What has been hovering around in my thoughts, dipping down into the heart once in awhile, is the suggestion that we have come to operate in a system that doesn’t allow for being wrong, for mistakes. In it’s worst case it comes across as, “You make a mistake, people die;” the lesser, “You make a mistake, you are a fool.” (though, I am not so sure a part of us doesn’t die there, also).

To be creative, though, is to make mistakes… regularly. If you don’t allow for mistakes to be made, then why would you risk creating? As I considered this, it occurred to me that as much as I say I fear mistakes and failures in many areas of life, the reality is I tend to dive headlong into things welcoming the mistakes. It’s not just a matter of learning to be “right” – that is far too dichotomous and only emphasizing the poor system Robinson is talking about. It’s that I learn how to be a better artist. It is in the mistakes that the creative heart is plucked and flowing, bringing forth something fluid.

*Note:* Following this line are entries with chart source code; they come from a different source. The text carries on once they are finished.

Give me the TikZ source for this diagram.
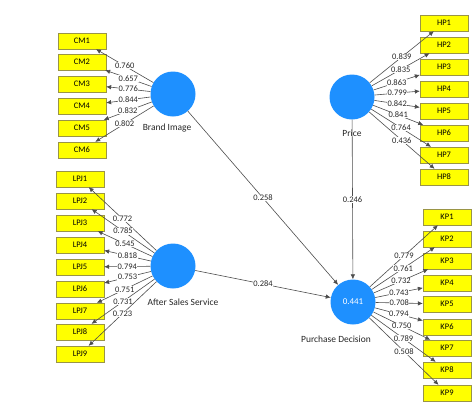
\documentclass[tikz,border=0pt]{standalone}
\usepackage{fontspec}
\setmainfont{Carlito}
\usetikzlibrary{arrows.meta}
\definecolor{lvblue}{RGB}{30,144,255}
\definecolor{mvyellow}{RGB}{255,255,0}

\begin{document}
\begin{tikzpicture}[x=1bp,y=-1bp,
  latent/.style={circle,fill=lvblue,minimum size=45bp,inner sep=0pt},
  indicator/.style={rectangle,fill=mvyellow,draw=yellow!55!black,line width=0.3pt,
    minimum width=48bp,minimum height=16bp,inner sep=0pt,font=\fontsize{8.5}{9}\selectfont},
  load/.style={draw=black!70,line width=0.6pt,-{Latex[length=5pt,width=4.5pt]}},
  num/.style={fill=white,inner sep=0.5pt,font=\fontsize{8.5}{9}\selectfont,text=black!85},
  lvname/.style={font=\fontsize{9.5}{10}\selectfont,text=black!85}]

\useasboundingbox (0,0) rectangle (474,404);

%Latent variables
\node[latent] (BI) at (173,94) {};
\node[latent] (PR) at (352,97) {};
\node[latent] (ASS) at (173,266) {};
\node[latent,text=white,font=\fontsize{9}{10}\selectfont] (PD) at (353,302) {0.441};

\node[lvname] (BIname) at (167,128) {Brand Image};
\node[lvname] (PRname) at (352,133) {Price};
\node[lvname] (ASSname) at (183,302) {After Sales Service};
\node[lvname] (PDname) at (336,339) {Purchase Decision};

%Indicator boxes
\foreach \i/\y in {1/41,2/62,3/84,4/106,5/128,6/150}
  \node[indicator] (CM\i) at (82,\y) {CM\i};
\foreach \i/\y in {1/23,2/45,3/67,4/89,5/111,6/133,7/155,8/177}
  \node[indicator] (HP\i) at (444,\y) {HP\i};
\foreach \i/\y in {1/179,2/201,3/223,4/245,5/267,6/289,7/311,8/332,9/354}
  \node[indicator] (LPJ\i) at (80,\y) {LPJ\i};
\foreach \i/\y in {1/217,2/239,3/261,4/283,5/304,6/327,7/348,8/370,9/393}
  \node[indicator] (KP\i) at (447,\y) {KP\i};

%Outer loadings
\foreach \i/\v in {1/0.760,2/0.657,3/0.776,4/0.844,5/0.832,6/0.802}
  \draw[load] (BI) -- node[num] {\v} (CM\i);
\foreach \i/\v in {1/0.839,2/0.835,3/0.863,4/0.799,5/0.842,6/0.841,7/0.764,8/0.436}
  \draw[load] (PR) -- node[num] {\v} (HP\i);
\foreach \i/\v in {1/0.772,2/0.785,3/0.545,4/0.818,5/0.794,6/0.753,7/0.751,8/0.731,9/0.723}
  \draw[load] (ASS) -- node[num] {\v} (LPJ\i);
\foreach \i/\v in {1/0.779,2/0.761,3/0.732,4/0.743,5/0.708,6/0.794,7/0.750,8/0.789,9/0.508}
  \draw[load] (PD) -- node[num] {\v} (KP\i);

%Path coefficients
\draw[load] (BI) -- node[num] {0.258} (PD);
\draw[load] (PR) -- node[num] {0.246} (PD);
\draw[load] (ASS) -- node[num] {0.284} (PD);
\end{tikzpicture}
\end{document}
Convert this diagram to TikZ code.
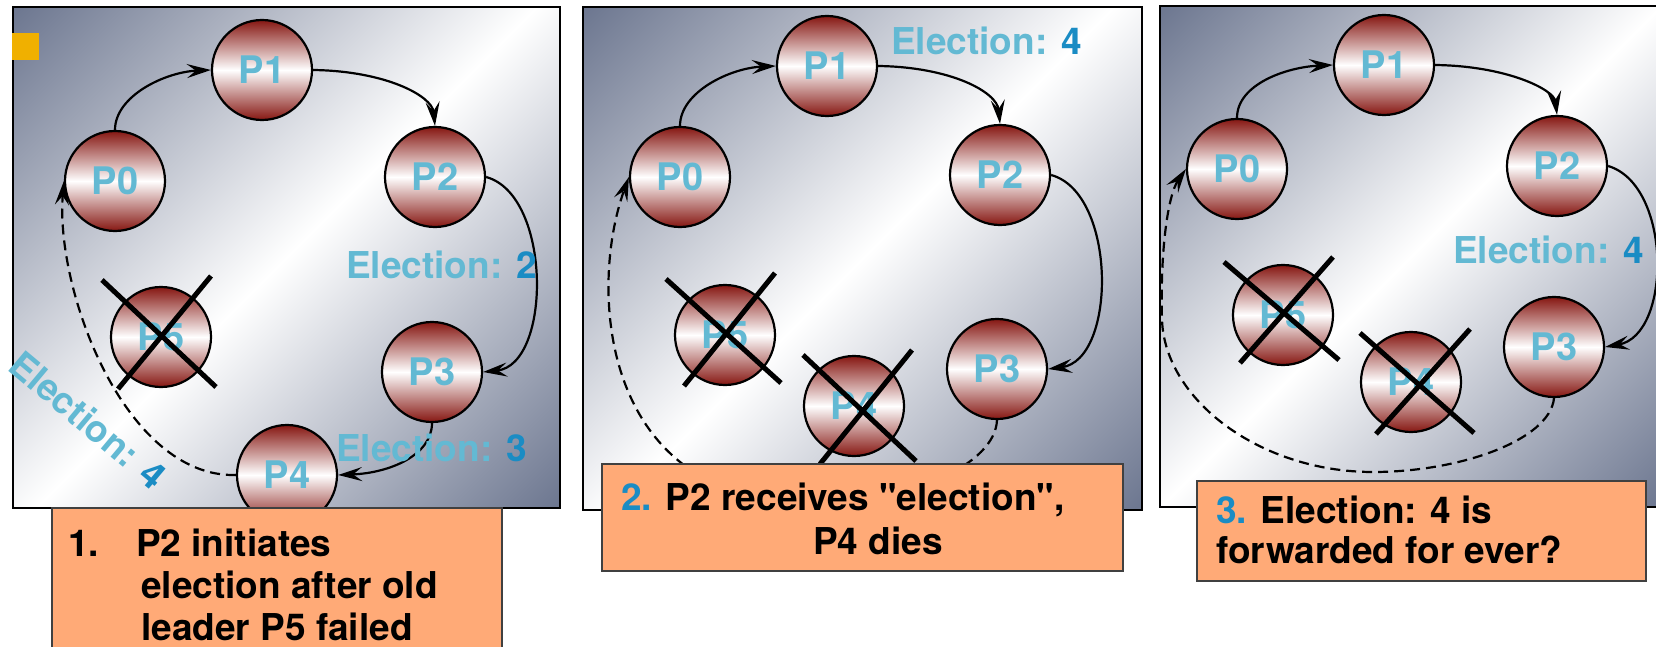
\documentclass[tikz,border=0pt]{standalone}
\usepackage{fontspec}
\setmainfont{TeX Gyre Heros}
% same face without the TeX quote mapping, for straight double quotes
\newfontfamily\plainheros{TeX Gyre Heros}
\usetikzlibrary{arrows.meta,calc}

\definecolor{pbg}{HTML}{6E7891}
\definecolor{pdark}{HTML}{861712}
\definecolor{plabel}{HTML}{63B9D3}
\definecolor{enum}{HTML}{1A8CC4}
\definecolor{capfill}{HTML}{FFAA77}
\definecolor{marker}{HTML}{F0B000}

% diagonal metallic backdrop: dark corners, white band across the middle
\pgfdeclareverticalshading{panelshade}{100bp}{color(0bp)=(pbg); color(15bp)=(pbg); color(50bp)=(white); color(85bp)=(pbg); color(100bp)=(pbg)}

\newcommand{\dq}{{\plainheros\bfseries\symbol{34}}}

\begin{document}
\begin{tikzpicture}[x=1pt,y=-1pt,
  panel/.style={draw=black,line width=2.5pt,shade,shading=panelshade,shading angle=45},
  proc/.style={circle,draw=black,line width=2.2pt,minimum size=100pt,inner sep=0pt,
    top color=pdark,bottom color=pdark,middle color=white,text=plabel,
    font=\bfseries\fontsize{38}{38}\selectfont},
  link/.style={line width=2.2pt,-{Stealth[length=24pt,width=14pt,inset=9pt]}},
  lostlink/.style={link,dash pattern=on 10pt off 6pt},
  xmark/.style={line width=5pt,draw=black},
  msg/.style={inner sep=0pt,text=plabel,font=\bfseries\fontsize{37}{37}\selectfont},
  caption/.style={draw=black!75,line width=1.2pt,fill=capfill},
  captext/.style={inner sep=0pt,anchor=north west,align=left,text=black}
]
\useasboundingbox (0,0) rectangle (1656,647);
\fill[white] (0,0) rectangle (1656,647);

% ---------- backdrops ----------
\path[panel] (13,7) rectangle (560,508);
\path[panel] (583,7) rectangle (1142,510);
\path[panel] (1160,6) rectangle (1662,507);
\fill[marker] (12,33) rectangle (39,60);

% ---------- step 1 ----------
\node[proc] (a0) at (115,181) {P0};
\node[proc] (a1) at (262,70)  {P1};
\node[proc] (a2) at (435,177) {P2};
\node[proc] (a3) at (432,372) {P3};
\node[proc] (a4) at (287,475) {P4};
\node[proc] (a5) at (161,337) {P5};
\draw[xmark] ($(a5)+(-59,-57)$) -- ($(a5)+(55,50)$)
             ($(a5)+(-43,52)$) -- ($(a5)+(50,-61)$);

\draw[link] (a0.north) .. controls (115,96) and (165,72) .. (a1.west);
\draw[link] (a1.east) .. controls (386,71) and (432,96) .. (a2.north);
\draw[link] (a2.east) .. controls (552,195) and (552,365) .. (a3.east);
\draw[link] (a3.south) .. controls (432,455) and (390,473) .. (a4.east);
\draw[lostlink] (a4.west) .. controls (125,478) and (55,290) .. (a0.west);

\node[msg,anchor=base west] (la2) at (346,278) {Election: \textcolor{enum}{2}};
\node[msg,anchor=base west] (la3) at (336,461) {Election: \textcolor{enum}{3}};
\node[msg,rotate=-40] (la4) at (88,420) {Election: \textcolor{enum}{4}};

% ---------- step 2 ----------
\node[proc] (b0) at (680,177)  {P0};
\node[proc] (b1) at (827,66)   {P1};
\node[proc] (b2) at (1000,175) {P2};
\node[proc] (b3) at (997,369)  {P3};
\node[proc] (b4) at (854,406)  {P4};
\node[proc] (b5) at (725,335)  {P5};
\draw[xmark] ($(b5)+(-59,-56)$) -- ($(b5)+(56,48)$)
             ($(b5)+(-41,51)$) -- ($(b5)+(50,-62)$);
\draw[xmark] ($(b4)+(-51,-51)$) -- ($(b4)+(62,55)$)
             ($(b4)+(-34,58)$) -- ($(b4)+(58,-56)$);

\draw[link] (b0.north) .. controls (680,92) and (730,68) .. (b1.west);
\draw[link] (b1.east) .. controls (951,67) and (997,92) .. (b2.north);
\draw[link] (b2.east) .. controls (1117,193) and (1117,360) .. (b3.east);
\coordinate (bbot) at (815,503);
\draw[lostlink] (b3.south) .. controls (995,465) and (910,502) .. (bbot)
                .. controls (600,505) and (588,290) .. (b0.west);

\node[msg,anchor=base west] (lb4) at (891,55) {Election: \textcolor{enum}{4}};

% ---------- step 3 ----------
\node[proc] (c0) at (1237,169) {P0};
\node[proc] (c1) at (1384,65)  {P1};
\node[proc] (c2) at (1557,166) {P2};
\node[proc] (c3) at (1554,347) {P3};
\node[proc] (c4) at (1411,382) {P4};
\node[proc] (c5) at (1283,315) {P5};
\draw[xmark] ($(c5)+(-59,-53)$) -- ($(c5)+(56,45)$)
             ($(c5)+(-43,48)$) -- ($(c5)+(50,-58)$);
\draw[xmark] ($(c4)+(-51,-49)$) -- ($(c4)+(63,51)$)
             ($(c4)+(-35,52)$) -- ($(c4)+(59,-53)$);

\draw[link] (c0.north) .. controls (1237,84) and (1287,67) .. (c1.west);
\draw[link] (c1.east) .. controls (1508,66) and (1554,90) .. (c2.north);
\draw[link] (c2.east) .. controls (1672,185) and (1672,335) .. (c3.east);
\coordinate (cbot) at (1373,472);
\coordinate (cside) at (1162,320);
\draw[lostlink] (c3.south) .. controls (1550,440) and (1460,472) .. (cbot)
                .. controls (1260,472) and (1165,400) .. (cside)
                .. controls (1160,250) and (1168,195) .. (c0.west);

\node[msg,anchor=base west] (lc4) at (1453,263) {Election: \textcolor{enum}{4}};

% ---------- captions ----------
\draw[caption] (52,508) rectangle (502,664);
\node[captext,font=\bfseries\fontsize{37}{42}\selectfont] (t1) at (68,529)
  {\makebox[68pt][l]{1.}P2 initiates\\\hspace*{73pt}election after old\\\hspace*{73pt}leader P5 failed};

\draw[caption] (602,464) rectangle (1123,571);
\node[captext,font=\bfseries\fontsize{37}{44}\selectfont] (t2) at (621,483)
  {\textcolor{enum}{2.} P2 receives \dq election\dq ,\\\hspace*{192pt}P4 dies};

\draw[caption] (1197,481) rectangle (1646,581);
\node[captext,font=\bfseries\fontsize{37}{40}\selectfont] (t3) at (1216,496)
  {\textcolor{enum}{3.} Election: 4 is\\forwarded for ever?};
\end{tikzpicture}
\end{document}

For instance I just picked up a Holga 120CFN Medium Format Fixed Focus Camera and don’t know the first thing about how to take pictures with it. I had to read the instruction manual just to know how to put the batteries in, and load film. But reading a book about Holga photography really only gets me so far. I have friend who is generous enough to help me learn the ropes along the way. But in the end, I am excited to just go out and take pictures, and see how bad or good they will be. I am anticipating the mistakes I will make with a bit of excitement because I know they will teach me how to be more creative. And maybe come our with some really fun pictures, among some really awful ones.

And sometimes the “mistakes” are the art. Beautiful things have come from failures and mistakes made by artists, and even scientists. Penicillin would be the most easily noted.

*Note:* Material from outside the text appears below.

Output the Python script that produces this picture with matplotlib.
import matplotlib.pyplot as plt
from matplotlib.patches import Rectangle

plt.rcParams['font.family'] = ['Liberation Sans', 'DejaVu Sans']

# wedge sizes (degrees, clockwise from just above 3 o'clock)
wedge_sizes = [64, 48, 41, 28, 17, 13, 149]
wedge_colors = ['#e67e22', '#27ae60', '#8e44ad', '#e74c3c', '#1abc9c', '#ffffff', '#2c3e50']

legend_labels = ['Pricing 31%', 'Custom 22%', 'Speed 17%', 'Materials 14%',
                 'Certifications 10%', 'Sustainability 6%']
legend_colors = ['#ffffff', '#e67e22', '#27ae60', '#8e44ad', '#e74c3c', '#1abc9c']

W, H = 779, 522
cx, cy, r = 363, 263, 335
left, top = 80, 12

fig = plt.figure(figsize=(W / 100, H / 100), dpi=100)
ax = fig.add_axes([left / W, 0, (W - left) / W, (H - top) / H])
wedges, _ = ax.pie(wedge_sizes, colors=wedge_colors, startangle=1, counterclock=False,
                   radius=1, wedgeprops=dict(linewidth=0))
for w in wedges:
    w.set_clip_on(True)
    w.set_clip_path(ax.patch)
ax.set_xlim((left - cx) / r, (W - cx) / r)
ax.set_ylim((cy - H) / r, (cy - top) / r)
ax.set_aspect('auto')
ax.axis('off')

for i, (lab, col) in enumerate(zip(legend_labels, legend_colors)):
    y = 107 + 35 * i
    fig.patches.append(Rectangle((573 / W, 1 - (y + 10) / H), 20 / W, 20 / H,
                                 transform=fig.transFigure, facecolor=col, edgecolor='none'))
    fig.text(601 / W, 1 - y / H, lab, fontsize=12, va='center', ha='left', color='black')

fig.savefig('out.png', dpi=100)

It is certainly clear to me that I take the long road of mistakes more often than the quick and easy short cuts to the end product. A question I have asked myself for years is: “What does it mean to live creatively?” It comes from an essay written by Francis Schaeffer in which he says (paraphrased), “No work of art is more important that one’s own life, and every one is called upon to be an artists in this sense. He may have no gift of writing, no gift of singing or composing, but each man has the gift of creativity in terms of the way he lives his life.” What if part of living creatively is living freely enough to make mistakes? What if part of “becoming more like a child” is not being “frightened of being wrong?”

What if the One who created us knew all this, all along? (It doesn’t mean we are mistakes, I’d hope:) What if religion has let itself be so influenced by the culture that it, too, is educating people out of their creative capacities? What if we weren’t created to, as Robinson says, “live in our heads…use our bodies as a kind of ‘transport’ for the head?”

The more I live the more I see that I can’t help but live creatively as I let go of my fear of being wrong.